Before making any financial decisions with inherited money, talk to a CPA or estate attorney who knows your specific circumstances. A one-hour consultation can save you from costly mistakes—and give you a clear picture of what you actually owe, if anything at all.

Disclaimer: This article is for informational purposes only. Gerald is not affiliated with, endorsed by, or sponsored by IRS, Cleo, and Tax Policy Center. All trademarks mentioned are the property of their respective owners.

Frequently Asked Questions

For federal purposes, you can inherit any amount without paying income tax on it, as the federal estate tax exemption is $13.61 million per individual as of 2026. Most estates fall below this threshold. State inheritance taxes vary, but often exempt spouses, children, and direct descendants, allowing them to inherit substantial amounts tax-free.

Generally, no. Cash received as an inheritance is not considered taxable income by the IRS for federal purposes. However, six states (Iowa, Kentucky, Maryland, Nebraska, New Jersey, and Pennsylvania) do impose an inheritance tax, which is paid by the beneficiary. Additionally, any interest or income earned from the inherited cash after you receive it is taxable.

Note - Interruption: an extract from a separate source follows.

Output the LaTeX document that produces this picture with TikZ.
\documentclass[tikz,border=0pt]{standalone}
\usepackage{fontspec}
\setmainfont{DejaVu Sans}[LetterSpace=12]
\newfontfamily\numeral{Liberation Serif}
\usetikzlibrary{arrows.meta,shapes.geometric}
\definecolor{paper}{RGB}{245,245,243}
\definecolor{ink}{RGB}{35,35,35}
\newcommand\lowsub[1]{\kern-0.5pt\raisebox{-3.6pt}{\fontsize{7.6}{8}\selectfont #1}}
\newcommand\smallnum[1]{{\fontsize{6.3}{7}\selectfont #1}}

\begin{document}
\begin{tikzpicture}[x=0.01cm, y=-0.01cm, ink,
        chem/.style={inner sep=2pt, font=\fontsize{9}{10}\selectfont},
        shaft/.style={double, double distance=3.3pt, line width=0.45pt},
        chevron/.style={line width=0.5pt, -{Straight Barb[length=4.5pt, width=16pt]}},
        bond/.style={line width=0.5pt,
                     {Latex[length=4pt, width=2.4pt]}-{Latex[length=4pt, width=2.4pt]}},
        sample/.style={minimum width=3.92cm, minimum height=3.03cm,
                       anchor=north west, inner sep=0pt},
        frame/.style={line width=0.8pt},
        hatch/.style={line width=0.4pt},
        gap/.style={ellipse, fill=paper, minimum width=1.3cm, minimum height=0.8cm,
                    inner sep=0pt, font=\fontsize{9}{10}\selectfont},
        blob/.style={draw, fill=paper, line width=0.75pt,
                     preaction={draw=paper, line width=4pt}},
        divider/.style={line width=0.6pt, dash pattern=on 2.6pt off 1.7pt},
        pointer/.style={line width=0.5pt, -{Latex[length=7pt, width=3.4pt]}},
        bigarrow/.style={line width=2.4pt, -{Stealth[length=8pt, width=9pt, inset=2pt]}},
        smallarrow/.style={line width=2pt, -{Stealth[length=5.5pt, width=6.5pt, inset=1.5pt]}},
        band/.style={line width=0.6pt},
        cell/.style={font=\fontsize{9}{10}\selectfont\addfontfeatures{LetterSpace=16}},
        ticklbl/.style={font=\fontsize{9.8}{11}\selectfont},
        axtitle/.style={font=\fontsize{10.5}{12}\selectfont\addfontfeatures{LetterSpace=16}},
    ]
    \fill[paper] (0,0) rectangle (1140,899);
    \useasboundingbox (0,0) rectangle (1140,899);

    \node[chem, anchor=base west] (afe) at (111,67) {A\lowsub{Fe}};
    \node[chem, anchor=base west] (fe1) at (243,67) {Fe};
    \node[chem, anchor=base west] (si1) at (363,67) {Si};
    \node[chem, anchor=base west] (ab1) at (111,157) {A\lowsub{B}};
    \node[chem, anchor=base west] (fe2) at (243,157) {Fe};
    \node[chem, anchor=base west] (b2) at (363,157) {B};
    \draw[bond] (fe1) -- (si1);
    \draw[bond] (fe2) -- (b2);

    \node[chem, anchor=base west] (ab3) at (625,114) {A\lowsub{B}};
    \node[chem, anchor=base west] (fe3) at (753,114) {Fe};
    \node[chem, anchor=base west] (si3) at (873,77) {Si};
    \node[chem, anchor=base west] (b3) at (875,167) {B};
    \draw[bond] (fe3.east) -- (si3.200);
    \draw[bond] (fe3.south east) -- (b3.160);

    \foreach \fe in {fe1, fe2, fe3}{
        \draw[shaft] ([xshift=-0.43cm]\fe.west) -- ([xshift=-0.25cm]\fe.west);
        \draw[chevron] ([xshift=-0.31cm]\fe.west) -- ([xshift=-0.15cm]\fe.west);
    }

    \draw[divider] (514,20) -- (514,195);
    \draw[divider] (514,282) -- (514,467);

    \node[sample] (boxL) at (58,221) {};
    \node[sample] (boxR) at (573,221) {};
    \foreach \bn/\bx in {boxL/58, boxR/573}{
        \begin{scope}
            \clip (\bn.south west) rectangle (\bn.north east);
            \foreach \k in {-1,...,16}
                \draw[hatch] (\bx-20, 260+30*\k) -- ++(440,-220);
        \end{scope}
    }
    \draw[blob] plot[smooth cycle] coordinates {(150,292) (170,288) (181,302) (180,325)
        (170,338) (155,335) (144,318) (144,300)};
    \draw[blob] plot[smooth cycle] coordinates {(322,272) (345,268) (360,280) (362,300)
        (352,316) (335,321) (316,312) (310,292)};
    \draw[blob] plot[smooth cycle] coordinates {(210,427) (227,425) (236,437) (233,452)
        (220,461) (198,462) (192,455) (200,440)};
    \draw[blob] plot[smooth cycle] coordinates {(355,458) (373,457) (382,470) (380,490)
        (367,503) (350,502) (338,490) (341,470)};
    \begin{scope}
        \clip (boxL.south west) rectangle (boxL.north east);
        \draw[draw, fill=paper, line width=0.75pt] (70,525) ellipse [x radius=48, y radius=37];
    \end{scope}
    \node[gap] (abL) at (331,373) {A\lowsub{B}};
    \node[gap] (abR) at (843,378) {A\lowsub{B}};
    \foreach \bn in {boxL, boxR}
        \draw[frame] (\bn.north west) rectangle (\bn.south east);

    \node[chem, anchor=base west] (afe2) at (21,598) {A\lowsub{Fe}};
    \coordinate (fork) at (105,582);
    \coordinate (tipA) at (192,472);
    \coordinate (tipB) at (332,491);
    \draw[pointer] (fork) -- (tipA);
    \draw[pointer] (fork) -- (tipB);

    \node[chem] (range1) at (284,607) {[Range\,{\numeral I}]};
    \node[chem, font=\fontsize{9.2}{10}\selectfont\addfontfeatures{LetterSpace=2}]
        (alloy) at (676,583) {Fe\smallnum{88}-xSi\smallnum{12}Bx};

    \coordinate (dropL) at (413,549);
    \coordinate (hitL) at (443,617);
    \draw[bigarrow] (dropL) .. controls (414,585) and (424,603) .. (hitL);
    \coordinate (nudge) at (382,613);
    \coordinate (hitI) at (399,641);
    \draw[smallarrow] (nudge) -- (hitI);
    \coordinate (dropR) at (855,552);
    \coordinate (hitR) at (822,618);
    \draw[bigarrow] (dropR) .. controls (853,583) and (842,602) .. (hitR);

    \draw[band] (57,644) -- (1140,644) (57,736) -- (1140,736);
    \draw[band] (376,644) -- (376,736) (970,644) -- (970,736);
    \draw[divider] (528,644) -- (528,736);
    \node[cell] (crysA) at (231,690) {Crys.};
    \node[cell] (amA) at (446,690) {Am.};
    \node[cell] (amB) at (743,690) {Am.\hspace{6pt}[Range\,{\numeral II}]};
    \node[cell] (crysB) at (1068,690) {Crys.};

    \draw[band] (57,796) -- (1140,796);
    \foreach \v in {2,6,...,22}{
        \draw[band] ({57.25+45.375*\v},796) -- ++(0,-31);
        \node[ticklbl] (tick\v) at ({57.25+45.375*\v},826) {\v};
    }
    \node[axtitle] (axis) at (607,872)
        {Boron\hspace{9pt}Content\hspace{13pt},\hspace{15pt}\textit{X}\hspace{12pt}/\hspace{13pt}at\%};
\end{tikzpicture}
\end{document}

For a $500,000 inheritance, there is typically no federal income tax or federal estate tax liability for the recipient, as this amount is well below the federal estate tax exemption of $13.61 million (as of 2026). State inheritance taxes may apply if the deceased lived in Iowa, Kentucky, Maryland, Nebraska, New Jersey, or Pennsylvania, but even then, close relatives often have significant exemptions or pay reduced rates.

No, you generally do not have to pay federal income tax if you inherit $100,000. This amount is far below the federal estate tax exemption, meaning the estate itself likely won't owe federal taxes, and you as the beneficiary won't owe federal income tax. However, if the deceased resided in one of the six states with an inheritance tax, you might owe state-level taxes, though close family members are often exempt.